(Entries with chart source code)
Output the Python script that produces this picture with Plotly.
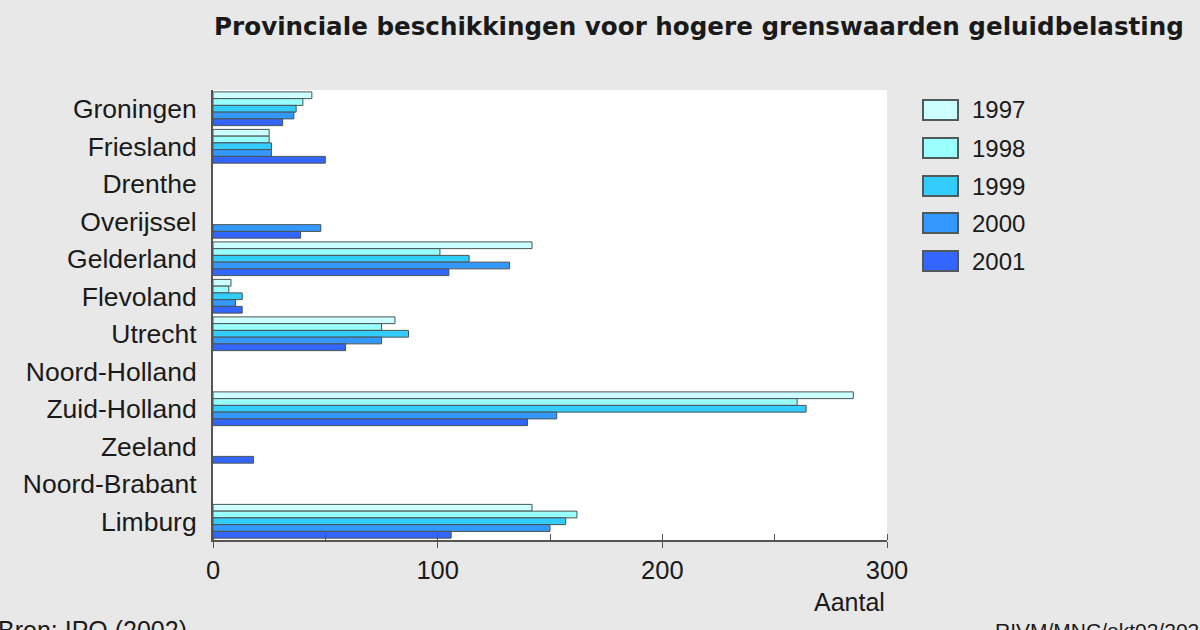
import plotly.graph_objects as go

provinces = ['Groningen', 'Friesland', 'Drenthe', 'Overijssel', 'Gelderland', 'Flevoland',
             'Utrecht', 'Noord-Holland', 'Zuid-Holland', 'Zeeland', 'Noord-Brabant', 'Limburg']
years = ['1997', '1998', '1999', '2000', '2001']

v1997 = [44, 25, 0, 0, 142, 8, 81, 0, 285, 0, 0, 142]
v1998 = [40, 25, 0, 0, 101, 7, 75, 0, 260, 0, 0, 162]
v1999 = [37, 26, 0, 0, 114, 13, 87, 0, 264, 0, 0, 157]
v2000 = [36, 26, 0, 48, 132, 10, 75, 0, 153, 0, 0, 150]
v2001 = [31, 50, 0, 39, 105, 13, 59, 0, 140, 18, 0, 106]
values = [v1997, v1998, v1999, v2000, v2001]

colors = ['#ccffff', '#99ffff', '#33ccff', '#3399ff', '#3366ff']
FONT = 'Arial, Liberation Sans, sans-serif'

# plot area in pixels: x 213..887, y 90..540
L, R, T, B = 213, 887, 90, 540
def px_x(x):
    return (x - L) / (R - L)
def px_y(y):
    return (B - y) / (B - T)

fig = go.Figure()
for yr, vals, col in zip(years, values, colors):
    fig.add_trace(go.Bar(
        y=provinces, x=[v if v else None for v in vals], name=yr, orientation='h',
        marker=dict(color=col, line=dict(color='#4a5454', width=1)),
        showlegend=False,
    ))

fig.update_layout(
    width=1200, height=630,
    paper_bgcolor='#e8e8e8', plot_bgcolor='white',
    font=dict(family=FONT, size=25, color='#1a1a1a'),
    margin=dict(l=L, r=1200 - R, t=T, b=630 - B),
    barmode='group', bargap=0.1, bargroupgap=0,
    title=dict(text='<b>Provinciale beschikkingen voor hogere grenswaarden geluidbelasting</b>',
               x=0.5825, xanchor='center', y=0.958, yanchor='middle',
               font=dict(family='DejaVu Sans, sans-serif', size=24.6, color='#1a1a1a')),
)

fig.update_xaxes(range=[0, 300], dtick=100, ticks='outside', ticklen=6, tickcolor='#555',
                 showline=True, linecolor='#555', linewidth=2, showgrid=False, zeroline=False,
                 minor=dict(dtick=50, ticks='inside', ticklen=6, tickcolor='#555', showgrid=False),
                 tickfont=dict(size=25.5))
fig.update_yaxes(autorange='reversed', showline=True, linecolor='#555', linewidth=2,
                 showgrid=False, ticks='', ticklabelstandoff=9, tickfont=dict(size=26.5))

# legend: boxes and labels
leg_y = [110, 148, 186, 223, 261]
for yr, col, yc in zip(years, colors, leg_y):
    fig.add_shape(type='rect', xref='paper', yref='paper',
                  x0=px_x(923), x1=px_x(958), y0=px_y(yc + 10), y1=px_y(yc - 10),
                  fillcolor=col, line=dict(color='#505a5a', width=2))
    fig.add_annotation(text=yr, xref='paper', yref='paper', x=px_x(970), y=px_y(yc),
                       xanchor='left', yanchor='middle', showarrow=False, font=dict(size=24))

fig.add_annotation(text='Aantal', xref='paper', yref='paper', x=1.0, y=px_y(586),
                   xanchor='right', yanchor='top', showarrow=False, font=dict(size=25))
fig.add_annotation(text='Bron: IPO (2002)', xref='paper', yref='paper', x=px_x(-4), y=px_y(614),
                   xanchor='left', yanchor='top', showarrow=False, font=dict(size=25))
fig.add_annotation(text='RIVM/MNC/okt02/2024', xref='paper', yref='paper', x=px_x(993), y=px_y(617),
                   xanchor='left', yanchor='top', showarrow=False, font=dict(size=21))

fig.write_html('out.html', config={'displayModeBar': False},
               post_script="document.body.style.margin='0';")
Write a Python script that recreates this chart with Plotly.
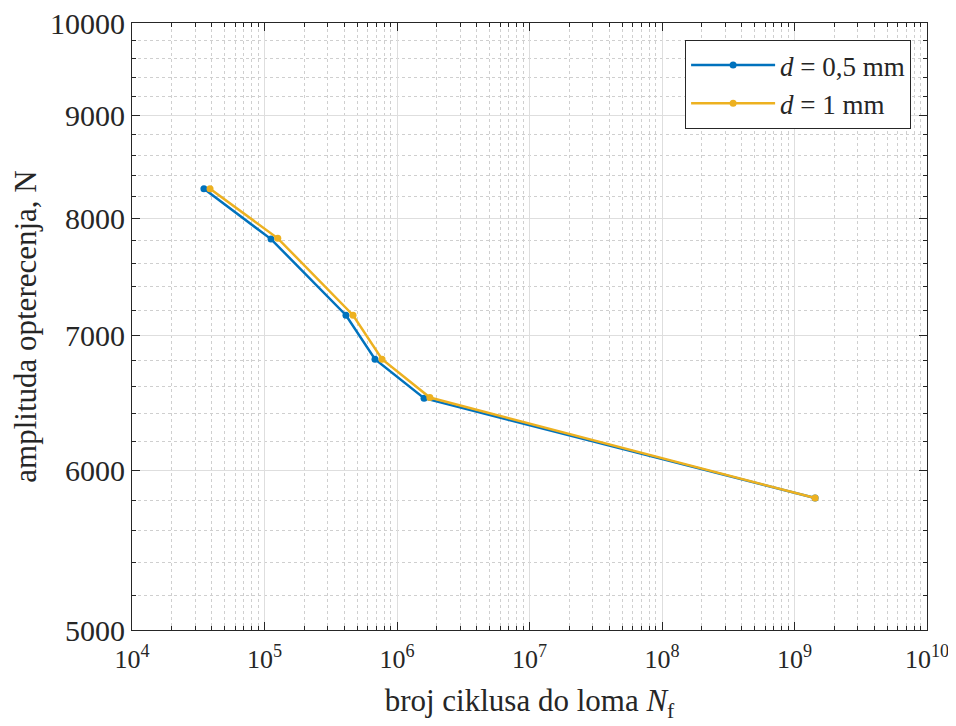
import plotly.graph_objects as go

# data
cycles_05 = [3.49e4, 1.12e5, 4.12e5, 6.82e5, 1.60e6, 1.43e9]
load_05 = [8275, 7813, 7163, 6812, 6515, 5813]
cycles_1 = [3.88e4, 1.26e5, 4.66e5, 7.71e5, 1.77e6, 1.43e9]
load_1 = [8275, 7820, 7163, 6812, 6520, 5813]

x_exps = [4, 5, 6, 7, 8, 9, 10]
x_ticks = [10 ** e for e in x_exps]
x_labels = [f'10<sup>{e}</sup>' for e in x_exps]
y_ticks = [5000, 6000, 7000, 8000, 9000, 10000]
y_minor = [v for v in range(5200, 10000, 200) if v % 1000 != 0]
x_minor = [k * 10 ** d for d in range(4, 10) for k in range(2, 10)]

BLUE = '#0072BD'
YELLOW = '#EDB120'
AXIS = '#262626'
FONT = 'Liberation Serif, Times New Roman, serif'

fig = go.Figure()
fig.add_trace(go.Scatter(
    x=cycles_05, y=load_05, mode='lines+markers',
    name='<i>d</i> = 0,5 mm',
    line=dict(color=BLUE, width=2.5),
    marker=dict(color=BLUE, size=7),
))
fig.add_trace(go.Scatter(
    x=cycles_1, y=load_1, mode='lines+markers',
    name='<i>d</i> = 1 mm',
    line=dict(color=YELLOW, width=2.5),
    marker=dict(color=YELLOW, size=7),
))

fig.update_xaxes(
    type='log', range=[4, 10], tickvals=x_ticks, ticktext=x_labels,
    showgrid=True, gridcolor='#dedede', gridwidth=1,
    showline=True, linecolor=AXIS, linewidth=1, mirror='ticks',
    ticks='inside', ticklen=8, tickcolor=AXIS, tickangle=0,
    ticklabeloverflow='allow', ticklabelstandoff=6,
    tickfont=dict(family=FONT, size=26, color=AXIS),
    minor=dict(tickvals=x_minor, showgrid=True, gridcolor='#cfcfcf',
               griddash='dot', ticks='inside', ticklen=4, tickcolor=AXIS),
    title=dict(text='broj ciklusa do loma <i>N</i><sub>f</sub>',
               font=dict(family=FONT, size=31, color=AXIS), standoff=16),
    zeroline=False, automargin=False,
)
fig.update_yaxes(
    type='log', range=[3.69897, 4], tickvals=y_ticks,
    ticktext=[str(v) for v in y_ticks],
    showgrid=True, gridcolor='#dedede', gridwidth=1,
    showline=True, linecolor=AXIS, linewidth=1, mirror='ticks',
    ticks='inside', ticklen=8, tickcolor=AXIS,
    ticklabeloverflow='allow',
    tickfont=dict(family=FONT, size=30, color=AXIS),
    minor=dict(tickvals=y_minor, showgrid=True, gridcolor='#cfcfcf',
               griddash='dot', ticks='inside', ticklen=4, tickcolor=AXIS),
    title=dict(text='amplituda opterecenja, N',
               font=dict(family=FONT, size=31, color=AXIS), standoff=8),
    zeroline=False, automargin=False,
)

# page body adds an 8px offset, so the figure is drawn 8px smaller
fig.update_layout(
    width=948, height=718,
    margin=dict(l=124, r=29, t=15, b=96),
    plot_bgcolor='white', paper_bgcolor='white',
    legend=dict(
        x=0.98, y=0.972, xanchor='right', yanchor='top',
        bgcolor='white', bordercolor=AXIS, borderwidth=1,
        font=dict(family=FONT, size=27, color=AXIS),
        itemwidth=84, tracegroupgap=0,
    ),
)

fig.write_html('out.html')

EXERCISE GOAL:
Every record must be copied exactly, with the pictures left out.

EXERCISE SOLUTION:
Output the Python script that produces this picture with Plotly.
import plotly.graph_objects as go

provinces = ['Groningen', 'Friesland', 'Drenthe', 'Overijssel', 'Gelderland', 'Flevoland',
             'Utrecht', 'Noord-Holland', 'Zuid-Holland', 'Zeeland', 'Noord-Brabant', 'Limburg']
years = ['1997', '1998', '1999', '2000', '2001']

v1997 = [44, 25, 0, 0, 142, 8, 81, 0, 285, 0, 0, 142]
v1998 = [40, 25, 0, 0, 101, 7, 75, 0, 260, 0, 0, 162]
v1999 = [37, 26, 0, 0, 114, 13, 87, 0, 264, 0, 0, 157]
v2000 = [36, 26, 0, 48, 132, 10, 75, 0, 153, 0, 0, 150]
v2001 = [31, 50, 0, 39, 105, 13, 59, 0, 140, 18, 0, 106]
values = [v1997, v1998, v1999, v2000, v2001]

colors = ['#ccffff', '#99ffff', '#33ccff', '#3399ff', '#3366ff']
FONT = 'Arial, Liberation Sans, sans-serif'

# plot area in pixels: x 213..887, y 90..540
L, R, T, B = 213, 887, 90, 540
def px_x(x):
    return (x - L) / (R - L)
def px_y(y):
    return (B - y) / (B - T)

fig = go.Figure()
for yr, vals, col in zip(years, values, colors):
    fig.add_trace(go.Bar(
        y=provinces, x=[v if v else None for v in vals], name=yr, orientation='h',
        marker=dict(color=col, line=dict(color='#4a5454', width=1)),
        showlegend=False,
    ))

fig.update_layout(
    width=1200, height=630,
    paper_bgcolor='#e8e8e8', plot_bgcolor='white',
    font=dict(family=FONT, size=25, color='#1a1a1a'),
    margin=dict(l=L, r=1200 - R, t=T, b=630 - B),
    barmode='group', bargap=0.1, bargroupgap=0,
    title=dict(text='<b>Provinciale beschikkingen voor hogere grenswaarden geluidbelasting</b>',
               x=0.5825, xanchor='center', y=0.958, yanchor='middle',
               font=dict(family='DejaVu Sans, sans-serif', size=24.6, color='#1a1a1a')),
)

fig.update_xaxes(range=[0, 300], dtick=100, ticks='outside', ticklen=6, tickcolor='#555',
                 showline=True, linecolor='#555', linewidth=2, showgrid=False, zeroline=False,
                 minor=dict(dtick=50, ticks='inside', ticklen=6, tickcolor='#555', showgrid=False),
                 tickfont=dict(size=25.5))
fig.update_yaxes(autorange='reversed', showline=True, linecolor='#555', linewidth=2,
                 showgrid=False, ticks='', ticklabelstandoff=9, tickfont=dict(size=26.5))

# legend: boxes and labels
leg_y = [110, 148, 186, 223, 261]
for yr, col, yc in zip(years, colors, leg_y):
    fig.add_shape(type='rect', xref='paper', yref='paper',
                  x0=px_x(923), x1=px_x(958), y0=px_y(yc + 10), y1=px_y(yc - 10),
                  fillcolor=col, line=dict(color='#505a5a', width=2))
    fig.add_annotation(text=yr, xref='paper', yref='paper', x=px_x(970), y=px_y(yc),
                       xanchor='left', yanchor='middle', showarrow=False, font=dict(size=24))

fig.add_annotation(text='Aantal', xref='paper', yref='paper', x=1.0, y=px_y(586),
                   xanchor='right', yanchor='top', showarrow=False, font=dict(size=25))
fig.add_annotation(text='Bron: IPO (2002)', xref='paper', yref='paper', x=px_x(-4), y=px_y(614),
                   xanchor='left', yanchor='top', showarrow=False, font=dict(size=25))
fig.add_annotation(text='RIVM/MNC/okt02/2024', xref='paper', yref='paper', x=px_x(993), y=px_y(617),
                   xanchor='left', yanchor='top', showarrow=False, font=dict(size=21))

fig.write_html('out.html', config={'displayModeBar': False},
               post_script="document.body.style.margin='0';")
Write a Python script that recreates this chart with Plotly.
import plotly.graph_objects as go

# data
cycles_05 = [3.49e4, 1.12e5, 4.12e5, 6.82e5, 1.60e6, 1.43e9]
load_05 = [8275, 7813, 7163, 6812, 6515, 5813]
cycles_1 = [3.88e4, 1.26e5, 4.66e5, 7.71e5, 1.77e6, 1.43e9]
load_1 = [8275, 7820, 7163, 6812, 6520, 5813]

x_exps = [4, 5, 6, 7, 8, 9, 10]
x_ticks = [10 ** e for e in x_exps]
x_labels = [f'10<sup>{e}</sup>' for e in x_exps]
y_ticks = [5000, 6000, 7000, 8000, 9000, 10000]
y_minor = [v for v in range(5200, 10000, 200) if v % 1000 != 0]
x_minor = [k * 10 ** d for d in range(4, 10) for k in range(2, 10)]

BLUE = '#0072BD'
YELLOW = '#EDB120'
AXIS = '#262626'
FONT = 'Liberation Serif, Times New Roman, serif'

fig = go.Figure()
fig.add_trace(go.Scatter(
    x=cycles_05, y=load_05, mode='lines+markers',
    name='<i>d</i> = 0,5 mm',
    line=dict(color=BLUE, width=2.5),
    marker=dict(color=BLUE, size=7),
))
fig.add_trace(go.Scatter(
    x=cycles_1, y=load_1, mode='lines+markers',
    name='<i>d</i> = 1 mm',
    line=dict(color=YELLOW, width=2.5),
    marker=dict(color=YELLOW, size=7),
))

fig.update_xaxes(
    type='log', range=[4, 10], tickvals=x_ticks, ticktext=x_labels,
    showgrid=True, gridcolor='#dedede', gridwidth=1,
    showline=True, linecolor=AXIS, linewidth=1, mirror='ticks',
    ticks='inside', ticklen=8, tickcolor=AXIS, tickangle=0,
    ticklabeloverflow='allow', ticklabelstandoff=6,
    tickfont=dict(family=FONT, size=26, color=AXIS),
    minor=dict(tickvals=x_minor, showgrid=True, gridcolor='#cfcfcf',
               griddash='dot', ticks='inside', ticklen=4, tickcolor=AXIS),
    title=dict(text='broj ciklusa do loma <i>N</i><sub>f</sub>',
               font=dict(family=FONT, size=31, color=AXIS), standoff=16),
    zeroline=False, automargin=False,
)
fig.update_yaxes(
    type='log', range=[3.69897, 4], tickvals=y_ticks,
    ticktext=[str(v) for v in y_ticks],
    showgrid=True, gridcolor='#dedede', gridwidth=1,
    showline=True, linecolor=AXIS, linewidth=1, mirror='ticks',
    ticks='inside', ticklen=8, tickcolor=AXIS,
    ticklabeloverflow='allow',
    tickfont=dict(family=FONT, size=30, color=AXIS),
    minor=dict(tickvals=y_minor, showgrid=True, gridcolor='#cfcfcf',
               griddash='dot', ticks='inside', ticklen=4, tickcolor=AXIS),
    title=dict(text='amplituda opterecenja, N',
               font=dict(family=FONT, size=31, color=AXIS), standoff=8),
    zeroline=False, automargin=False,
)

# page body adds an 8px offset, so the figure is drawn 8px smaller
fig.update_layout(
    width=948, height=718,
    margin=dict(l=124, r=29, t=15, b=96),
    plot_bgcolor='white', paper_bgcolor='white',
    legend=dict(
        x=0.98, y=0.972, xanchor='right', yanchor='top',
        bgcolor='white', bordercolor=AXIS, borderwidth=1,
        font=dict(family=FONT, size=27, color=AXIS),
        itemwidth=84, tracegroupgap=0,
    ),
)

fig.write_html('out.html')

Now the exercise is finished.